Food & Drinks

The Making of RE’s “Back to Black”

At RE (pronounced “ree”), nearly everything a guest touches is made from a recycled material or byproduct. Reduce, reuse and recycle are at the core of the Sydney bar’s ethos, embodied by everything from the mycelium lampshades and banquet seating made from pineapple leaf fibers, to the “flawed” Maison Balzac glassware seconds and the bar top made from recycled milk bottles. It’s a philosophy that’s threaded not only throughout the venue’s exquisite design, but into the food and cocktails as well. 

“RE is housed within an old heritage-listed site,” says Matt Whiley, owner and operator of the bar. “So in the same way that we’ve breathed life into the historic space we are working within by using recycled or reused materials, we wanted to mirror that with old produce and items that we serve.”


The current cocktail menu lists an array of drinks named after local businesses and the surplus ingredients that RE salvages from them. The Margarita-adjacent cocktail, named “Ricos Tacos – Excess Taco Masa,” for example, is made with leftover masa (corn flour) from Ricos Tacos, a local Mexican restaurant, to make a tortilla-flavored syrup.


For the upcoming menu, Whiley and his team have maintained a dedication to closing the loop on food waste, this time through a cocktail called Back to Black. “We really wanted to focus on how you can take a piece of produce and turn it into something else by using time,” says Whiley, who conceptualized the drink around blackening ingredients. The technique uses low heat over the course of several weeks to enzymatically darken foods, as a way to breathe new life into otherwise wasted products while simultaneously drawing out caramelized flavor from the same ingredients.

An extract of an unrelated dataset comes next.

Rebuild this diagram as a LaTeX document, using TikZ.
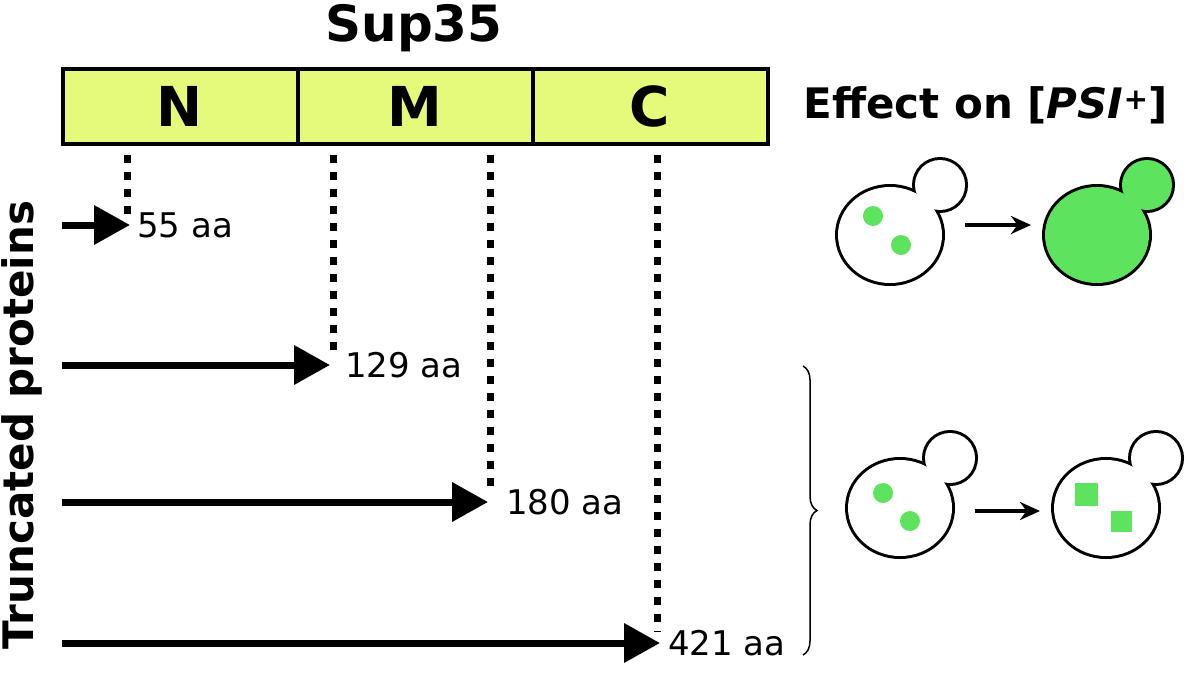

The savory, fruity highball is made with three core elements: blackened pumpkin distillate, lacto koji soda and blackened banana syrup. First, the RE team creates a base distillate with the pumpkin “brains”—the stringy parts of the fruit that often go to waste. Then they make a seasoning by curing banana peels with koji (a mold), then dehydrating and blending the peels, resulting in an umami-rich powder. The koji–banana skin seasoning is mixed with water, then combined with more koji and salt, all of which ferments for two weeks to emphasize the soda’s savory character. Finally, to balance the perceived saltiness of the soda, the RE team adds syrup made from clarified banana juice, sugar and malt. Cooked in a water bath for three to four weeks, the syrup’s sugars caramelize while the banana blackens, echoing the rest of the ingredients. “It’s delicious because you’ve kind of got this banana, malty, salty soda that works really well with the pumpkin distillate,” says Whiley. 

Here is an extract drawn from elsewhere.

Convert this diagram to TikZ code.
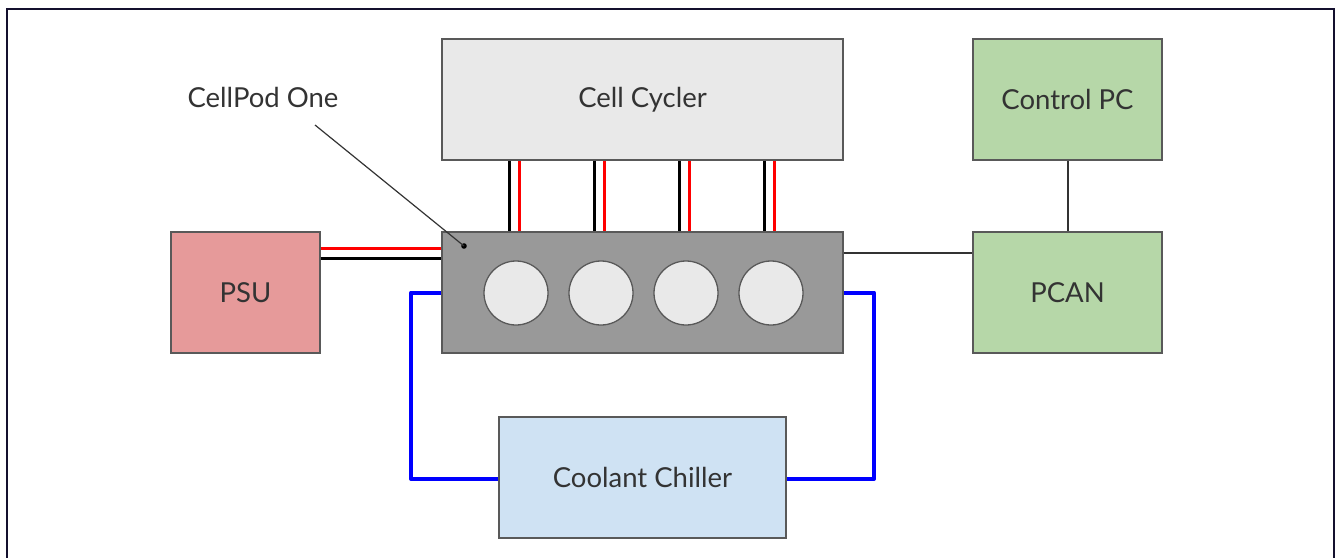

Whiley is no stranger to working with high-concept techniques to manipulate surplus food ingredients into unique forms and flavors. It’s an approach that was at the heart of his previous award-winning bar, Scout, which similarly pushed the boundaries of flavor in cocktails. At RE, there’s still some R & D to be done, but Whiley considers Scout the prequel to RE, working out the kinks in pursuit of creating the world’s lowest-waste bar. 

“I’ve done a lot of research before I begin developing drinks and ingredients,” says Whiley. “Once you understand how the flavors and ingredients work together in theory, then it’s mostly about testing the ratio of the drink, rather than researching and developing an ingredient.” 

Whiley believes that all of the cocktails he and his team make are works in progress, just one step in a process of continuous improvement—the Back to Black included. “Even if you think the last version you made was the best, it’s always good to try and improve it for the next batch,” he says. “It’s an evolution.”